TASK TO CARRY OUT: Your task is to reproduce, verbatim and without pictures, the lines from the opening of the listing through the line containing "return x / W".

———

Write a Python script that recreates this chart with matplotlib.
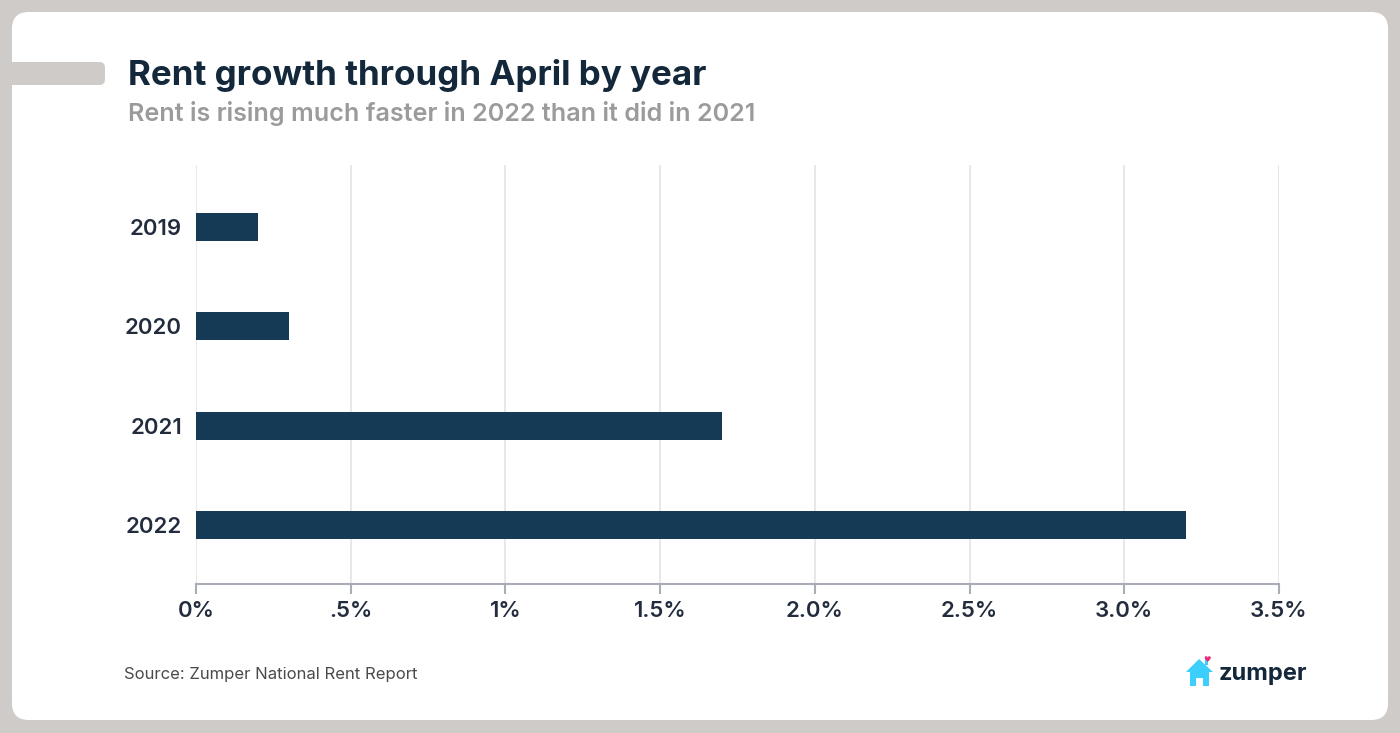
import matplotlib
matplotlib.use("Agg")
import matplotlib.pyplot as plt
from matplotlib.patches import FancyBboxPatch, Polygon, Rectangle

years = ["2019", "2020", "2021", "2022"]
growth = [0.2, 0.3, 1.7, 3.2]
xticks = [0, 0.5, 1.0, 1.5, 2.0, 2.5, 3.0, 3.5]
xticklabels = ["0%", ".5%", "1%", "1.5%", "2.0%", "2.5%", "3.0%", "3.5%"]

title = "Rent growth through April by year"
subtitle = "Rent is rising much faster in 2022 than it did in 2021"
source = "Source: Zumper National Rent Report"

W, H = 1400, 733
fig = plt.figure(figsize=(W / 100, H / 100), dpi=100)
fig.patch.set_facecolor("#cfcbc8")

def fx(x):
    return x / W

def fy(y):
    return 1 - y / H

# white card
card = FancyBboxPatch((fx(12), fy(720)), fx(1376), (708) / H,
                      boxstyle="round,pad=0,rounding_size=0.012",
                      transform=fig.transFigure, facecolor="white",
                      edgecolor="none", mutation_aspect=W / H, zorder=-5)
fig.patches.append(card)
# grey tab
tab = FancyBboxPatch((fx(0), fy(85)), fx(105), 23 / H,
                     boxstyle="round,pad=0,rounding_size=0.004",
                     transform=fig.transFigure, facecolor="#cfcbc8",
                     edgecolor="none", mutation_aspect=W / H, zorder=-4)
fig.patches.append(tab)

font = "Inter"
fig.text(fx(128), fy(76), title, fontsize=25.2, fontweight="bold",
         color="#14283b", family=font, va="center", ha="left")
fig.text(fx(128), fy(113), subtitle, fontsize=18.1, fontweight="semibold",
         color="#9b9b9b", family=font, va="center", ha="left")
fig.text(fx(124), fy(675), source, fontsize=12, color="#4a4a4a",
         family=font, va="center", ha="left")

ax = fig.add_axes([fx(196), fy(584), fx(1279 - 196), (584 - 165) / H])
ax.set_facecolor("none")
pos = list(range(len(years)))
ax.barh(pos, growth, height=0.28, color="#143a55", zorder=3)
ax.set_ylim(3.59, -0.62)
ax.set_xlim(0, 3.5)
ax.set_xticks(xticks)
ax.set_xticklabels(xticklabels)
ax.set_yticks(pos)
ax.set_yticklabels(years)
ax.grid(axis="x", color="#e4e4e4", linewidth=1.2, zorder=0)
for s in ["top", "right", "left"]:
    ax.spines[s].set_visible(False)
ax.spines["bottom"].set_color("#a9adb5")
ax.spines["bottom"].set_linewidth(1.5)
ax.tick_params(axis="x", length=7, width=1.5, color="#a9adb5", pad=5,
               labelsize=16, labelcolor="#222c3d")
ax.tick_params(axis="y", length=0, pad=10, labelsize=16, labelcolor="#222c3d")
for lab in ax.get_xticklabels() + ax.get_yticklabels():
    lab.set_family(font)
    lab.set_fontweight("semibold")

# logo: house
hx, hy = 1186, 686
house = Polygon([(fx(hx), fy(hy - 14)), (fx(hx + 13), fy(hy - 27)),
                 (fx(hx + 27), fy(hy - 14)), (fx(hx + 23), fy(hy - 14)),
                 (fx(hx + 23), fy(hy)), (fx(hx + 17), fy(hy)),
                 (fx(hx + 17), fy(hy - 8)), (fx(hx + 10), fy(hy - 8)),
                 (fx(hx + 10), fy(hy)), (fx(hx + 4), fy(hy)),
                 (fx(hx + 4), fy(hy - 14))],
                closed=True, transform=fig.transFigure,
                facecolor="#3ccffc", edgecolor="none")
fig.patches.append(house)
fig.patches.append(Rectangle((fx(hx + 19), fy(hy - 21)), fx(3), 6 / H,
                             transform=fig.transFigure, facecolor="#3ccffc",
                             edgecolor="none"))
fig.text(fx(hx + 21), fy(hy - 27), "\u2665", fontsize=6, color="#f0287a",
         ha="center", va="center", family="DejaVu Sans")
fig.text(fx(1219), fy(674), "zumper", fontsize=17, fontweight="bold",
         color="#14283b", family=font, va="center", ha="left")

fig.savefig("out.png", dpi=100, facecolor=fig.get_facecolor())
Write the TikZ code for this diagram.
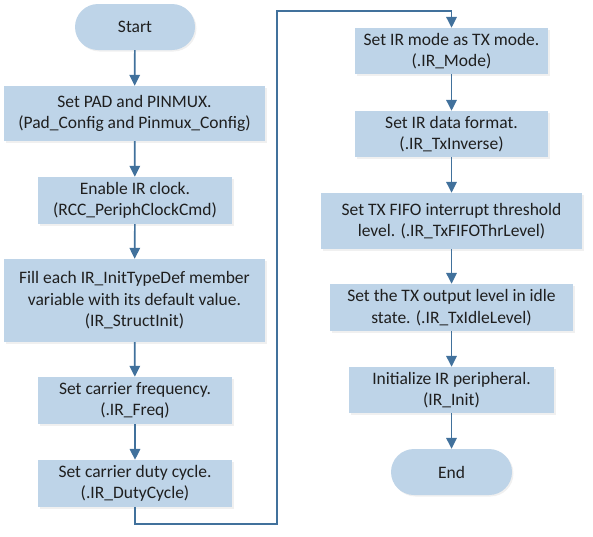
\documentclass[tikz,border=0pt]{standalone}
\usepackage{fontspec}
\setmainfont{Carlito}
\usetikzlibrary{arrows.meta,shadows}
\definecolor{riempimento}{RGB}{190,212,232}
\definecolor{linea}{RGB}{65,113,156}
\tikzset{
	blocco/.style={rectangle, fill=riempimento, text=black!88, align=center,
		inner sep=0pt, font=\fontsize{17.5}{21.4}\selectfont,
		drop shadow={opacity=0.12, shadow xshift=1.5pt, shadow yshift=-1.5pt}},
	terminale/.style={blocco, rounded corners=23pt},
	freccia/.style={color=linea, line width=1.7pt, -{Stealth[length=11pt,width=10.5pt,inset=0pt]}}
}
\begin{document}
\begin{tikzpicture}[x=1pt, y=-1pt]
		\useasboundingbox (0,0) rectangle (593,536);
		
		% colonna sinistra
		\node[terminale, minimum width=120pt, minimum height=46pt] (start) at (135,27) {Start};
		\node[blocco, minimum width=261pt, minimum height=55pt] (pad) at (134.5,113.5) {Set PAD and PINMUX.\\(Pad\_Config and Pinmux\_Config)};
		\node[blocco, minimum width=194pt, minimum height=47pt] (clock) at (135,200.5) {Enable IR clock.\\(RCC\_PeriphClockCmd)};
		\node[blocco, minimum width=261pt, minimum height=83pt] (fill) at (134.5,300.5) {Fill each IR\_InitTypeDef member\\variable with its default value.\\(IR\_StructInit)};
		\node[blocco, minimum width=194pt, minimum height=47pt] (freq) at (135,400.5) {Set carrier frequency.\\(.IR\_Freq)};
		\node[blocco, minimum width=194pt, minimum height=47pt] (duty) at (135,483.5) {Set carrier duty cycle.\\(.IR\_DutyCycle)};
		
		% colonna destra
		\node[blocco, minimum width=193pt, minimum height=46pt] (mode) at (451.5,51) {Set IR mode as TX mode.\\(.IR\_Mode)};
		\node[blocco, minimum width=193pt, minimum height=46pt] (format) at (451.5,134) {Set IR data format.\\(.IR\_TxInverse)};
		\node[blocco, minimum width=261pt, minimum height=56pt] (fifo) at (451.5,221) {Set TX FIFO interrupt threshold\\level. (.IR\_TxFIFOThrLevel)};
		\node[blocco, minimum width=243pt, minimum height=47pt] (idle) at (451.5,307.5) {Set the TX output level in idle\\state. (.IR\_TxIdleLevel)};
		\node[blocco, minimum width=205pt, minimum height=46pt] (init) at (451.5,390) {Initialize IR peripheral.\\(IR\_Init)};
		\node[terminale, minimum width=121pt, minimum height=46pt] (end) at (451.5,472) {End};
		
		% frecce
		\draw[freccia] (start) -- (pad);
		\draw[freccia] (pad) -- (clock);
		\draw[freccia] (clock) -- (fill);
		\draw[freccia] (fill) -- (freq);
		\draw[freccia] (freq) -- (duty);
		\draw[freccia] (mode) -- (format);
		\draw[freccia] (format) -- (fifo);
		\draw[freccia] (fifo) -- (idle);
		\draw[freccia] (idle) -- (init);
		\draw[freccia] (init) -- (end);
		
		% collegamento tra le colonne
		\coordinate (basso) at (277,524);
		\coordinate (alto) at (277,11);
		\draw[freccia] (duty.south) |- (basso) -- (alto) -| (mode.north);
		
	\end{tikzpicture}
\end{document}
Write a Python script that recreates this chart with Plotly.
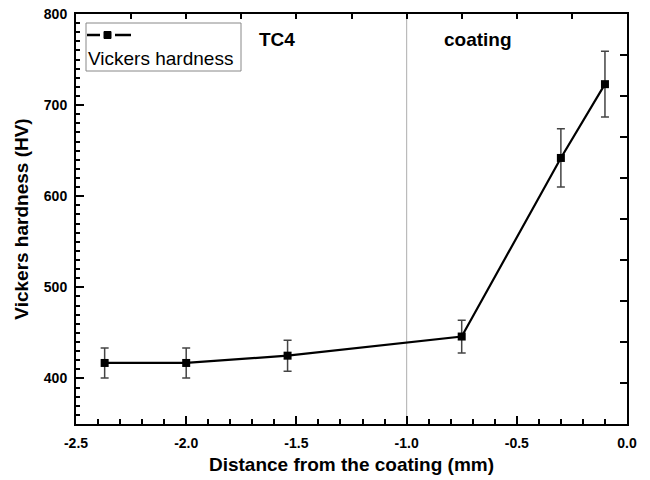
import plotly.graph_objects as go

distance = [-2.37, -2.0, -1.54, -0.75, -0.30, -0.10]
hardness = [417, 417, 425, 446, 642, 723]
hv_error = [16.5, 16.5, 17, 18, 32, 36]

x_major = [-2.5, -2.0, -1.5, -1.0, -0.5, 0.0]
x_minor = [round(-2.5 + 0.1 * i, 1) for i in range(26)]
y_major = [400, 500, 600, 700, 800]
y_minor = list(range(350, 801, 10))
top_ticks = [-2.5, -2.25, -2.0, -1.75, -1.5, -1.25, -1.0, -0.75, -0.5, -0.25, 0.0]
right_ticks = [395, 440, 485, 530, 575, 620, 665, 710, 755, 800]

FONT = "Arial, Liberation Sans, sans-serif"

fig = go.Figure()
fig.add_trace(go.Scatter(
    x=distance, y=hardness, mode="lines+markers",
    line=dict(color="black", width=2.2),
    marker=dict(symbol="square", size=8, color="black"),
    error_y=dict(type="data", array=hv_error, visible=True,
                 color="#444444", thickness=1.5, width=4),
    showlegend=False,
))

fig.add_vline(x=-1.0, line=dict(color="#bbbbbb", width=1.2), layer="below")

tickfont = dict(family=FONT, size=14, color="black", weight="bold")
titlefont = dict(family=FONT, size=19, color="black", weight="bold")

def xlab(v):
    return ("%.1f" % v) if any(abs(v - m) < 1e-9 for m in x_major) else ""

def ylab(v):
    return str(v) if v in y_major else ""

common = dict(showgrid=False, zeroline=False, automargin=False,
              showline=True, linewidth=2, linecolor="black", tickcolor="black")

fig.update_layout(
    width=650, height=480,
    margin=dict(l=76, r=23, t=14, b=56),
    paper_bgcolor="white", plot_bgcolor="white",
    xaxis=dict(
        range=[-2.5, 0.0], tickmode="array", tickvals=x_minor,
        ticktext=[xlab(v) for v in x_minor],
        ticks="inside", ticklen=5, tickwidth=2, ticklabelstandoff=5,
        tickfont=tickfont,
        title=dict(text="Distance from the coating (mm)", standoff=8, font=titlefont),
        **common,
    ),
    yaxis=dict(
        range=[350, 800], tickmode="array", tickvals=y_minor,
        ticktext=[ylab(v) for v in y_minor],
        ticks="inside", ticklen=4, tickwidth=1.5, ticklabelstandoff=4,
        tickfont=tickfont,
        title=dict(text="Vickers hardness (HV)", standoff=10, font=titlefont),
        **common,
    ),
    xaxis3=dict(
        overlaying="x", side="bottom", anchor="y", range=[-2.5, 0.0],
        tickmode="array", tickvals=x_major, showticklabels=False,
        ticks="inside", ticklen=8, tickwidth=2, **common,
    ),
    yaxis3=dict(
        overlaying="y", side="left", anchor="x", range=[350, 800],
        tickmode="array", tickvals=y_major, showticklabels=False,
        ticks="inside", ticklen=8, tickwidth=2, **common,
    ),
    xaxis2=dict(
        overlaying="x", side="top", anchor="y", range=[-2.5, 0.0],
        tickmode="array", tickvals=top_ticks, showticklabels=False,
        ticks="inside", ticklen=5, tickwidth=2, **common,
    ),
    yaxis2=dict(
        overlaying="y", side="right", anchor="x", range=[350, 800],
        tickmode="array", tickvals=right_ticks, showticklabels=False,
        ticks="inside", ticklen=7, tickwidth=2, **common,
    ),
    showlegend=False,
)

fig.add_trace(go.Scatter(x=[None], y=[None], xaxis="x2", yaxis="y2",
                         showlegend=False, hoverinfo="skip"))
fig.add_trace(go.Scatter(x=[None], y=[None], xaxis="x3", yaxis="y3",
                         showlegend=False, hoverinfo="skip"))

fig.add_annotation(x=-1.59, y=1, xref="x", yref="paper", yanchor="middle", yshift=-25,
                   text="TC4", showarrow=False,
                   font=dict(family=FONT, size=19, color="black", weight="bold"))
fig.add_annotation(x=-0.677, y=1, xref="x", yref="paper", yanchor="middle", yshift=-25,
                   text="coating", showarrow=False,
                   font=dict(family=FONT, size=19, color="black", weight="bold"))

px_w = 650 - 76 - 23
px_h = 480 - 14 - 56
def fx(px):
    return (px - 76) / px_w
def fy(py):
    return 1 - (py - 14) / px_h

fig.add_shape(type="rect", xref="paper", yref="paper",
              x0=fx(86), x1=fx(241), y0=fy(71), y1=fy(23),
              line=dict(color="#888888", width=1), fillcolor="white")
fig.add_shape(type="line", xref="paper", yref="paper",
              x0=fx(87), x1=fx(100), y0=fy(35), y1=fy(35),
              line=dict(color="black", width=2.5))
fig.add_shape(type="line", xref="paper", yref="paper",
              x0=fx(115), x1=fx(131), y0=fy(35), y1=fy(35),
              line=dict(color="black", width=2.5))
fig.add_shape(type="rect", xref="paper", yref="paper",
              x0=fx(104), x1=fx(111), y0=fy(38.5), y1=fy(31.5),
              line=dict(color="black", width=1), fillcolor="black")
fig.add_annotation(x=fx(86), y=fy(59), xref="paper", yref="paper",
                   xanchor="left", yanchor="middle", showarrow=False,
                   text="Vickers hardness",
                   font=dict(family=FONT, size=19, color="black"))

fig.write_html("out.html", config={"displayModeBar": False},
               post_script="document.body.style.margin='0';document.body.style.overflow='hidden';")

———

ANSWER TO THE PROBLEM:
Write a Python script that recreates this chart with matplotlib.
import matplotlib
matplotlib.use("Agg")
import matplotlib.pyplot as plt
from matplotlib.patches import FancyBboxPatch, Polygon, Rectangle

years = ["2019", "2020", "2021", "2022"]
growth = [0.2, 0.3, 1.7, 3.2]
xticks = [0, 0.5, 1.0, 1.5, 2.0, 2.5, 3.0, 3.5]
xticklabels = ["0%", ".5%", "1%", "1.5%", "2.0%", "2.5%", "3.0%", "3.5%"]

title = "Rent growth through April by year"
subtitle = "Rent is rising much faster in 2022 than it did in 2021"
source = "Source: Zumper National Rent Report"

W, H = 1400, 733
fig = plt.figure(figsize=(W / 100, H / 100), dpi=100)
fig.patch.set_facecolor("#cfcbc8")

def fx(x):
    return x / W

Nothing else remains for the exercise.